The county equalization office selects certain properties for their own valuation studies and then meets with the local assessors to confirm values or make adjustments, she said. So it makes sense that standardized methods and reporting would make it easier to track data and ensure the work is being done to a standard, she said.

Each assessor is graded on different points of the assessment process including all of their data. Failing the AMAR would first result in a corrective action plan with a reasonable period of time when a second audit will show the deficiencies have been corrected or another corrective action is applied. A third noncompliance audit result would require external intervention options to include the designated assessor.

The key is to ensure that compliance issues are caught during the day-to-day work and are resolved long before the AMAR, she said.
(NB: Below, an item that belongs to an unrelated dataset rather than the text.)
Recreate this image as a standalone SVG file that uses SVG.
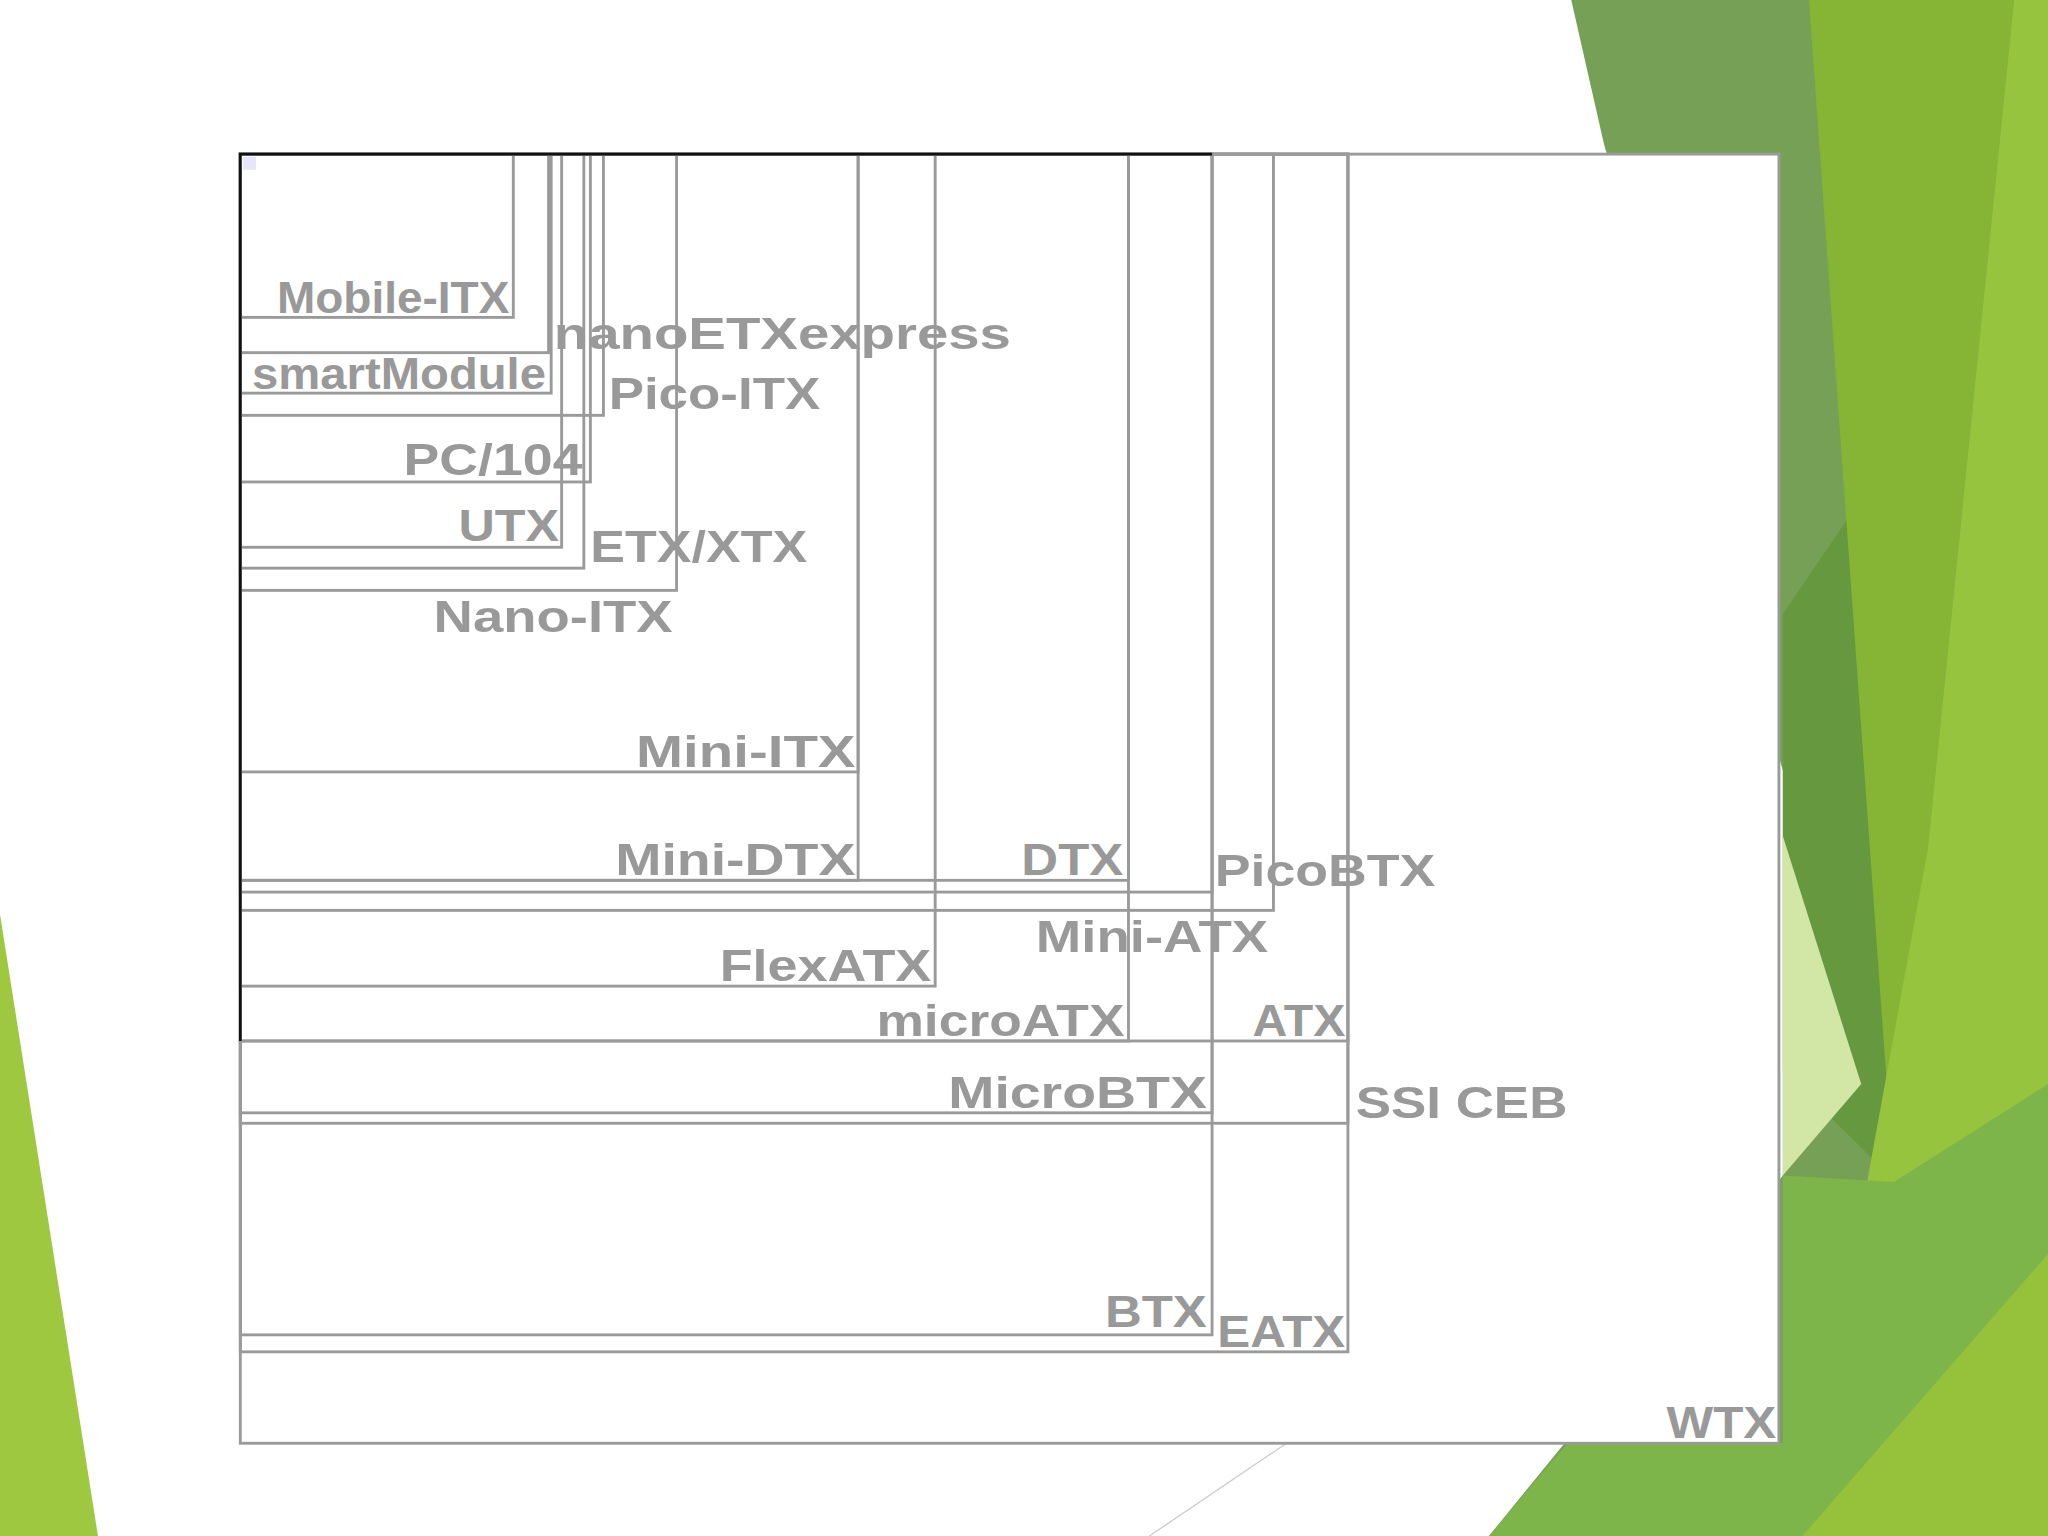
<svg xmlns="http://www.w3.org/2000/svg" width="2048" height="1536" viewBox="0 0 2048 1536">
<style>
.b{fill:none;stroke:#9a9a9a;stroke-width:2.2}
.t{font-family:"Liberation Sans",Arial,sans-serif;font-weight:bold;font-size:34px;fill:#999;text-anchor:start}
</style>
<rect width="2048" height="1536" fill="#fff"/>
<g transform="scale(1.30612)">
<g id="background">
<polygon points="1203,0 1568,0 1568,1176 1140,1176 1365,900 1365,590 1228,110" fill="#76a055"/>
<polygon points="1365,470 1440,360 1452,905 1365,820" fill="#66993f"/>
<polygon points="1385,0 1542,0 1476,650 1450,905" fill="#86b535"/>
<polygon points="1542,0 1568,0 1568,1176 1380,1176 1476,650" fill="#97c43e"/>
<polygon points="1365,640 1425,830 1365,900" fill="#d2e6a6"/>
<polygon points="1140,1176 1200,1105 1365,1105 1365,900 1450,905 1568,830 1568,1176" fill="#7db54a"/>
<polygon points="1380,1176 1568,960 1568,1176" fill="#95c23a"/>
<polygon points="0,700 75,1176 0,1176" fill="#9dc83f"/>
<line x1="880" y1="1176" x2="985" y2="1105" stroke="#ccc" stroke-width="1"/>
</g>
<rect x="184" y="118" width="1178" height="987" fill="#fff"/>
<rect x="186" y="120" width="10" height="10" fill="#e6e6fa"/>
<g id="WTX"><rect class="b" x="184" y="118" width="1178" height="987"/><text class="t" x="1276" y="1101" textLength="84" lengthAdjust="spacingAndGlyphs">WTX</text></g>
<g id="EATX"><rect class="b" x="184" y="118" width="848" height="917"/><text class="t" x="932" y="1031" textLength="98" lengthAdjust="spacingAndGlyphs">EATX</text></g>
<g id="BTX"><rect class="b" x="184" y="118" width="744" height="904"/><text class="t" x="846" y="1016" textLength="78" lengthAdjust="spacingAndGlyphs">BTX</text></g>
<g id="SSI-CEB"><rect class="b" x="184" y="118" width="848" height="742"/><text class="t" x="1038" y="856" textLength="162" lengthAdjust="spacingAndGlyphs">SSI CEB</text></g>
<g id="MicroBTX"><rect class="b" x="184" y="118" width="744" height="734"/><text class="t" x="726" y="848" textLength="198" lengthAdjust="spacingAndGlyphs">MicroBTX</text></g>
<g id="ATX"><rect class="b" x="184" y="118" width="848" height="679"/><text class="t" x="959" y="793" textLength="71" lengthAdjust="spacingAndGlyphs">ATX</text></g>
<g id="microATX"><rect class="b" x="184" y="118" width="680" height="679"/><text class="t" x="671" y="793" textLength="190" lengthAdjust="spacingAndGlyphs">microATX</text></g>
<g id="FlexATX"><rect class="b" x="184" y="118" width="532" height="637"/><text class="t" x="551" y="751" textLength="162" lengthAdjust="spacingAndGlyphs">FlexATX</text></g>
<g id="PicoBTX"><rect class="b" x="184" y="118" width="791" height="579"/><text class="t" x="930" y="678" textLength="169" lengthAdjust="spacingAndGlyphs">PicoBTX</text></g>
<g id="Mini-ATX"><rect class="b" x="184" y="118" width="744" height="565"/><text class="t" x="793" y="729" textLength="178" lengthAdjust="spacingAndGlyphs">Mini-ATX</text></g>
<g id="DTX"><rect class="b" x="184" y="118" width="680" height="556"/><text class="t" x="782" y="670" textLength="78" lengthAdjust="spacingAndGlyphs">DTX</text></g>
<g id="Mini-DTX"><rect class="b" x="184" y="118" width="473" height="556"/><text class="t" x="471" y="670" textLength="184" lengthAdjust="spacingAndGlyphs">Mini-DTX</text></g>
<g id="Mini-ITX"><rect class="b" x="184" y="118" width="473" height="473"/><text class="t" x="487" y="587" textLength="168" lengthAdjust="spacingAndGlyphs">Mini-ITX</text></g>
<g id="Nano-ITX"><rect class="b" x="184" y="118" width="334" height="334"/><text class="t" x="332" y="484" textLength="183" lengthAdjust="spacingAndGlyphs">Nano-ITX</text></g>
<g id="ETX-XTX"><rect class="b" x="184" y="118" width="263" height="317"/><text class="t" x="452" y="430" textLength="166" lengthAdjust="spacingAndGlyphs">ETX/XTX</text></g>
<g id="UTX"><rect class="b" x="184" y="118" width="246" height="301"/><text class="t" x="351" y="414" textLength="77" lengthAdjust="spacingAndGlyphs">UTX</text></g>
<g id="PC104"><rect class="b" x="184" y="118" width="268" height="251"/><text class="t" x="309" y="364" textLength="137" lengthAdjust="spacingAndGlyphs">PC/104</text></g>
<g id="Pico-ITX"><rect class="b" x="184" y="118" width="278" height="200"/><text class="t" x="466" y="313" textLength="162" lengthAdjust="spacingAndGlyphs">Pico-ITX</text></g>
<g id="smartModule"><rect class="b" x="184" y="118" width="238" height="183"/><text class="t" x="193" y="298" textLength="225" lengthAdjust="spacingAndGlyphs">smartModule</text></g>
<g id="nanoETXexpress"><rect class="b" x="184" y="118" width="236" height="152"/><text class="t" x="424" y="267" textLength="350" lengthAdjust="spacingAndGlyphs">nanoETXexpress</text></g>
<g id="Mobile-ITX"><rect class="b" x="184" y="118" width="209" height="125"/><text class="t" x="212" y="240" textLength="178" lengthAdjust="spacingAndGlyphs">Mobile-ITX</text></g>
<g id="connectors"/>
<polyline points="184,797 184,118 928,118" fill="none" stroke="#111" stroke-width="2"/>
</g>
</svg>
The county Equalization office can be present when local assessors are meeting with the state Tax Commission to provide guidance or information when there is conduction or misunderstanding.

Koval said that while she is working with local assessors on compliance issues that were identified in the 2019 AMAR, there is not a situation yet in which she is in a situation to serve as the designated assessor.

“I work real hard with trying to be a resource for the local units,” Koval said. “We do talk a lot and I do have good relationships with most of my assessors.”

Koval said Equalization is a unique office and so provides annual board of review training for county officials. This training includes the assessment processes and has proven to be more effective when it’s done locally to offer more time to discuss information and make it easier to understand, she said.

“What needs to happen is the supervisors and the city managers have to take a more active role in looking at this (AMAR) review, because there is the potential to cost a lot of money for non-compliance,” Koval said.